According to the financial industry, Tuesday, the Indonesian financial authority has stressed the need to get rid of the subsidiary bank's bad loans, calling on the Korean financial supervisory agency to discuss the matter. An FSS official explained that the Indonesian financial authority has asked for a capital increase on the part of KB Kookmin Bank to normalize Bank KB Bukopin's management.
Regarding such calls, KB Kookmin Bank said that the bank is currently looking closely into its Indonesian subsidiary's financial statements and situation to see whether it needs a further capital increase.
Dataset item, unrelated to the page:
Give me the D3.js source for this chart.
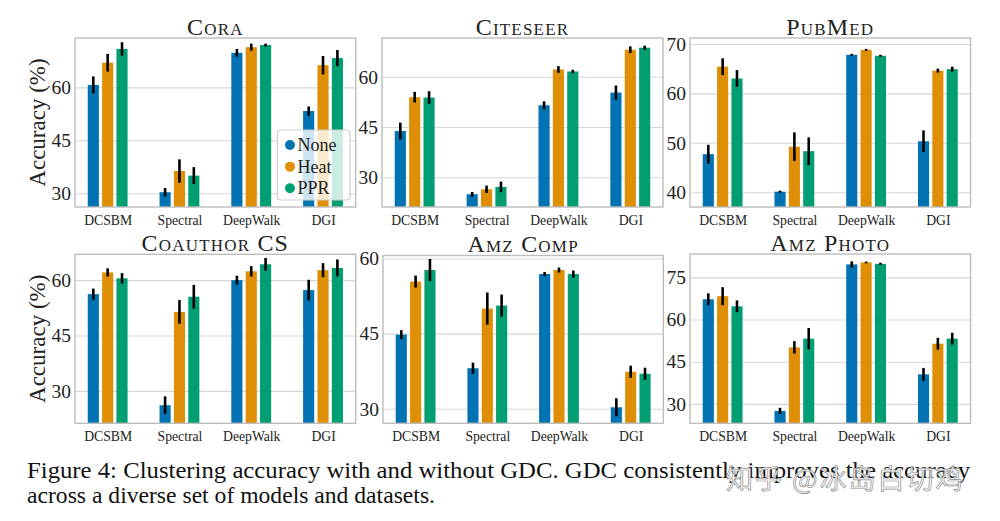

"As of now, nothing has been specifically determined as to the capital increase plan," an official from KB Kookmin Bank told The Korea Times, Tuesday. "Currently, the bank is closely examining the situation."
Recently, KB Financial Group's key management officials, including Co-Vice Chairman Lee Dong-cheol and financial group CFO Seo Young-ho, made a business trip to Indonesia to carry out a due diligence audit on the subsidiary bank. Key officials are also planning to make another visit to the country next month.
After KB Kookmin Bank acquired a 22 percent stake in Bank KB Bukopin for 116.4 billion won ($90 million) in 2018, the Korean bank became the major shareholder of the Southeast Asian bank by increasing its stake to 67 percent by 2020. So far, KB Kookmin has injected more than 813 billion won into the subsidiary. If it decides on the further capital increase this time, more than 1 trillion won ($770 million) will have been poured into the bank.
Despite the seemingly endless money injections into the subsidiary, KB Financial Group Chairman Yoon Jong-kyu expressed his full support, saying that the group purchased the Indonesian bank knowing that it's a bad bank and its management environment has worsened more than expected amid the pandemic.